The protest is the main thing, and actually feeding and housing
people are a secondary consideration.
I don’t find non-hierarchical decision-making,
whatever that means, “offensive.” What I find
objectionable is an approach that makes the decision-making
process and protests ends in themselves. Janowski and FNB
have it backwards: people should be fed as an end in itself,
and the decision-making process should, in this instance,
be a means to a solution to the problem of homelessness.

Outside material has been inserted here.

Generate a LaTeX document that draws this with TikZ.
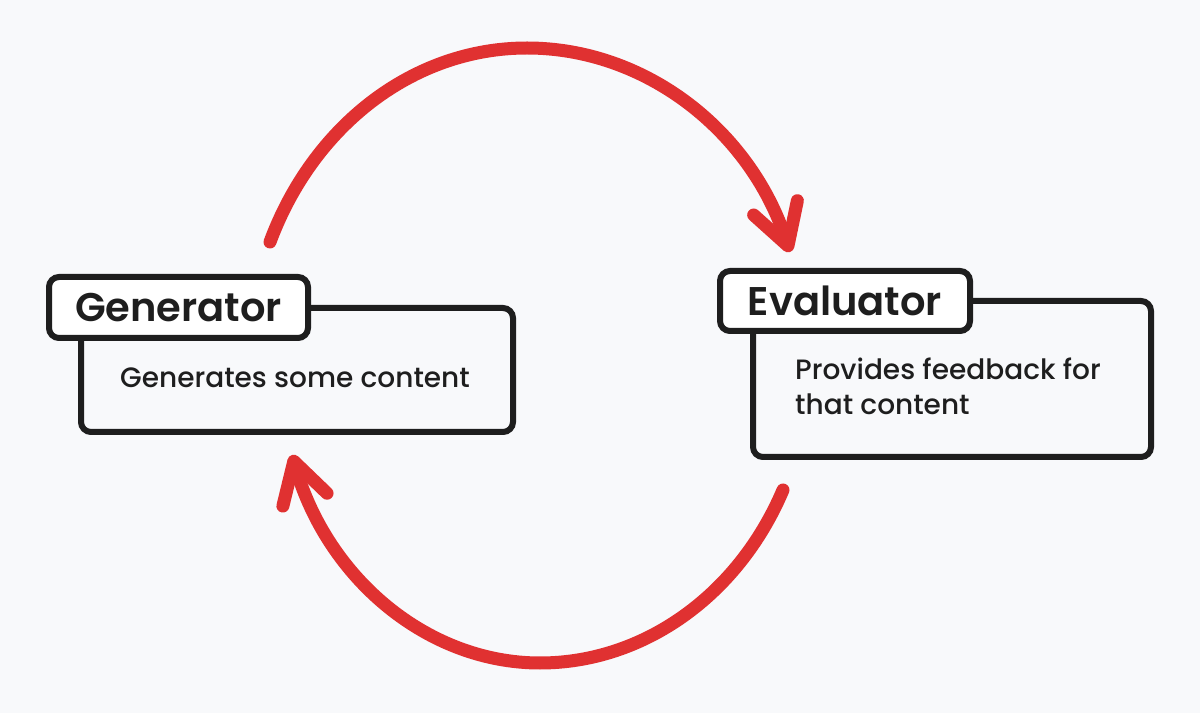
\documentclass[tikz,border=0pt]{standalone}
\usepackage{fontspec}
\setmainfont{Poppins}[UprightFont = *-Medium, BoldFont = *-SemiBold]
\usetikzlibrary{arrows.meta}

\definecolor{canvas}{HTML}{F8F9FB}
\definecolor{loopred}{HTML}{E03131}
\definecolor{ink}{HTML}{1E1E1E}

\tikzset{
  card/.style = {draw = ink, line width = 6pt, rounded corners = 10pt, fill = canvas},
  tab/.style = {draw = ink, line width = 6pt, rounded corners = 10pt, fill = white,
    text = ink, font = \fontsize{40}{48}\selectfont\bfseries},
  body/.style = {text = ink, inner sep = 0pt, font = \fontsize{28}{35}\selectfont},
  loop/.style = {draw = loopred, line width = 13pt, line cap = round,
    -{Straight Barb[length = 40pt, width = 46pt, round]}}
}

\begin{document}
\begin{tikzpicture}[x = 1pt, y = 1pt]
  \fill[canvas] (0, 0) rectangle (1200, 713);
  \useasboundingbox (0, 0) rectangle (1200, 713);

  \node[card, minimum width = 432pt, minimum height = 124pt] (gen box) at (297, 343) {};
  \node[tab, minimum width = 259pt, minimum height = 61pt] (gen tab) at (178.5, 405.5) {Generator};
  \node[body, anchor = base] (gen text) at (295, 325) {Generates some content};

  \node[card, minimum width = 398pt, minimum height = 156pt] (eval box) at (952, 334) {};
  \node[tab, minimum width = 250pt, minimum height = 60pt] (eval tab) at (845, 412) {Evaluator};
  \node[body, anchor = base west, align = left] (eval text) at (795, 298)
    {Provides feedback for\\that content};

  \coordinate (gen out) at (270, 471);
  \coordinate (eval in) at (790, 461);
  \coordinate (eval out) at (783, 223);
  \coordinate (gen in) at (292, 258);

  \draw[loop] (gen out) .. controls (313, 587) and (413, 665) .. (527, 665)
    .. controls (645, 665) and (750, 583) .. (eval in);
  \draw[loop] (eval out) .. controls (738, 117) and (643, 50) .. (540, 50)
    .. controls (428, 50) and (328, 134) .. (gen in);
\end{tikzpicture}
\end{document}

One would expect that FNB and the city’s left
would be pressing for a solution to homelessness. Instead,
like the Brown administration, groups like FNB---and the SF
Bay Guardian, Frontlines, the unions, the Democratic Party,
et al---proceed as if large-scale homelessness is a normal
condition of life in the city, and we will just have to learn
to live with it. Instead of using the city’s $145 million
budget surplus to aggressively attack the problem, Mayor Brown’s
priority is keeping the homeless out of the city parks, while
pushing them into the neighborhoods, a policy that is both
cruel to the homeless and politically problematic, since it
annoys voters in the neighborhoods. Sooner or later, the people
of San Francisco are going to realize that they don’t
have to live like this, and they will demand a real solution
to the problem.
A real solution would include dealing with each homeless
person individually to address his or her specific problems.

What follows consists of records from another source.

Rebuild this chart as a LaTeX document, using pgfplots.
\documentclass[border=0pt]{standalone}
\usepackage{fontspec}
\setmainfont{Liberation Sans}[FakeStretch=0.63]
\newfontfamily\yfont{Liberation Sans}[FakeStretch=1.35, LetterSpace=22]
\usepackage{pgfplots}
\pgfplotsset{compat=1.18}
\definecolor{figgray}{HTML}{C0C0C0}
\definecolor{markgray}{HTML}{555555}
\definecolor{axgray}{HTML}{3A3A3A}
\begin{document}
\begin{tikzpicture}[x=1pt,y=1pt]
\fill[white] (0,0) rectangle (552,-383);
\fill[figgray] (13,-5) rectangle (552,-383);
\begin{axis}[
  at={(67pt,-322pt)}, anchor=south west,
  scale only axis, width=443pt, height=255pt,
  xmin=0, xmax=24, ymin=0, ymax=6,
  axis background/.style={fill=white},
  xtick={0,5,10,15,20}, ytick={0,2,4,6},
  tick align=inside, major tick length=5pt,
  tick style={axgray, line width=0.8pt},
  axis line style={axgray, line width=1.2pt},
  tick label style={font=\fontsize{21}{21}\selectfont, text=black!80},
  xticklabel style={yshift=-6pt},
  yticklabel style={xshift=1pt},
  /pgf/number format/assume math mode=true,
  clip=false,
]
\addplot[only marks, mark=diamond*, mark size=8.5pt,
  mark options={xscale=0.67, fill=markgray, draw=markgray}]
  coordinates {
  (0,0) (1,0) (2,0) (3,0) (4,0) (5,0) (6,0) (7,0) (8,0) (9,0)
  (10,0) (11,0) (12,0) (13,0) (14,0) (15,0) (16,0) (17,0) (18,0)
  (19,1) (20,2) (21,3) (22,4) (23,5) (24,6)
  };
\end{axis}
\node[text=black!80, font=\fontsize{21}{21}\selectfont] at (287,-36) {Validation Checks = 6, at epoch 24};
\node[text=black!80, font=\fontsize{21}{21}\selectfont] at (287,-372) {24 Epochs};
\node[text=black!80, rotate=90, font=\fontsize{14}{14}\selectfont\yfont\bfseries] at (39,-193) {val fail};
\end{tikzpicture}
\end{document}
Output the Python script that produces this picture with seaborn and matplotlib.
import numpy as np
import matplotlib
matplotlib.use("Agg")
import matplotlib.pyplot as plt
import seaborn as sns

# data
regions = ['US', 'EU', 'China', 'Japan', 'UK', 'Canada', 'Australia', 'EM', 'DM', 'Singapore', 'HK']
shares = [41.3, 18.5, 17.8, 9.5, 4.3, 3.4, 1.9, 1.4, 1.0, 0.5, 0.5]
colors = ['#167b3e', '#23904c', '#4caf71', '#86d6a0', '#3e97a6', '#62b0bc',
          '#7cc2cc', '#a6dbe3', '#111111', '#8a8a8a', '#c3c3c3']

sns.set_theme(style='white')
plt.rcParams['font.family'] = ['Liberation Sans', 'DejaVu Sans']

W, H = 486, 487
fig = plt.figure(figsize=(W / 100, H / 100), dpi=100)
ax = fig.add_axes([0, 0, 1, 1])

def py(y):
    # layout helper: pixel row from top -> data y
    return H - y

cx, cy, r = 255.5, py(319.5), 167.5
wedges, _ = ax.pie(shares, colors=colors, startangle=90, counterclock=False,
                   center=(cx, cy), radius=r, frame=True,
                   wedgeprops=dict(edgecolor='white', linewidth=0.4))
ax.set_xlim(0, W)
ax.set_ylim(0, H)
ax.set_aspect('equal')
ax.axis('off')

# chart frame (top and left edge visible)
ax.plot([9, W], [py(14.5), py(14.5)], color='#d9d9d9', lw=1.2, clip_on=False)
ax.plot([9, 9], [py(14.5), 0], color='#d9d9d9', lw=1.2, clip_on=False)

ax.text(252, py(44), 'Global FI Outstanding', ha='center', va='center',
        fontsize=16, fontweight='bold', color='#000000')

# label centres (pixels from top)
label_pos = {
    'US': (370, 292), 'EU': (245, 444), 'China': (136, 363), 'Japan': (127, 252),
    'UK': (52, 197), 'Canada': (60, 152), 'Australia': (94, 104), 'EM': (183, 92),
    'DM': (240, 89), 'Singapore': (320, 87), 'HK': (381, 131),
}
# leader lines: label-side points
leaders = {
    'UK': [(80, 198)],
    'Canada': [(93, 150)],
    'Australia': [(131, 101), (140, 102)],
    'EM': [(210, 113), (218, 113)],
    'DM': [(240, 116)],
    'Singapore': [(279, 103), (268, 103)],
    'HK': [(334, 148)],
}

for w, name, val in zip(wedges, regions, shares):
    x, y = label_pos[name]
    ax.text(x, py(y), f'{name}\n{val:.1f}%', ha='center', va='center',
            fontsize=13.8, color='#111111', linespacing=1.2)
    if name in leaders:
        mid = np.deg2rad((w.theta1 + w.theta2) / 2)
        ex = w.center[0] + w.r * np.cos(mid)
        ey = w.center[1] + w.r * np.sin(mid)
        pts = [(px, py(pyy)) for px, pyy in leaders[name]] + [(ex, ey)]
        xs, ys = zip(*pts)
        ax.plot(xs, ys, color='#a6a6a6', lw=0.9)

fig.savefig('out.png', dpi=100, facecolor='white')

This will inevitably involve making psychiatric care, drug
counseling, and shelter available to all in need. Such a policy
will also require aggressive outreach, which will be expensive.
I have a hunch, however, that taxpayers won’t mind paying
for a humane solution to a serious, demoralizing problem that
debases the quality of life in the city for conservatives,
liberals, and leftists alike. Of course some leftists will
object and call this approach fascism, the tacit assumption
being that people have a right to live on the streets, as
if homelessness was just another lifestyle choice. And the
ACLU will no doubt defend the right of the homeless to shit
on the city’s sidewalks. My approach, however, would
quickly garner enough political support to effectively isolate
the exhibitionists and ideologues of the far left.

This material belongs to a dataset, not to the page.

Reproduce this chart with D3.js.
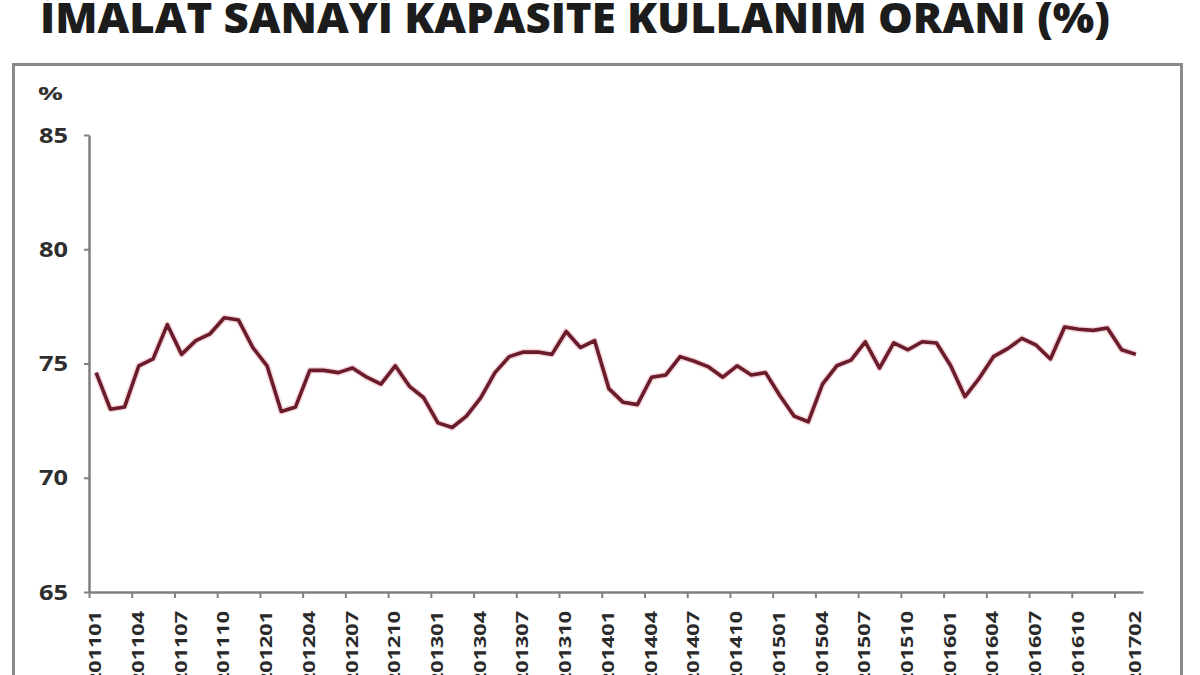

I know that 155 people died on the streets of SF
last year. The city has been averaging over 100 deaths among
the homeless every year for years, a fact I’ve noted
in the AVA several times in the last year. My approach would
treat homelessness as the human emergency it clearly is. Janowski
and her comrades offer the homeless nothing but occasional
meals and political symbolism. Like the Brown administration,
neither she, FNB, nor the Biotic Baking Brigade offer an alternative
to the sordid and deadly status quo.
Pie-throwing is a politically sterile---even counter-productive---tactic.
Instead of disseminating leftist political ideas to a wider
public, pie-throwing makes the authorities look like they’re
under siege and only encourages them to increase their security.
No doubt the tactic provides diversion for the unreflective
and political adolescents still working out their authority
problems. But, as I pointed out in my column, the attack on
Mayor Brown, along with making him a more sympathetic figure,
scared and angered Brown and his security people, which resulted
in Janowski’s broken clavicle and the mayor’s
injured knee. And Al Decker, who pied Charles Hurwitz, acknowledged
the danger of startling Hurwitz’s armed security by
moving too quickly in getting his pie out. Like the stupid
Earth First! Tactic of going into the woods during tree falling
that resulted in David Chain's death, pieing bigshots and
elected officials is a tragedy waiting to happen.
Even Supervisor Amos Brown can occasionally utter
a simple truth: pieing is an escalation in incivility. Cultivating
such incivility is a slippery slope that can only lead to
more violence and social tension. Let the right discredit
and isolate itself with violence in word and deed. The left
should stand for more civility, not less.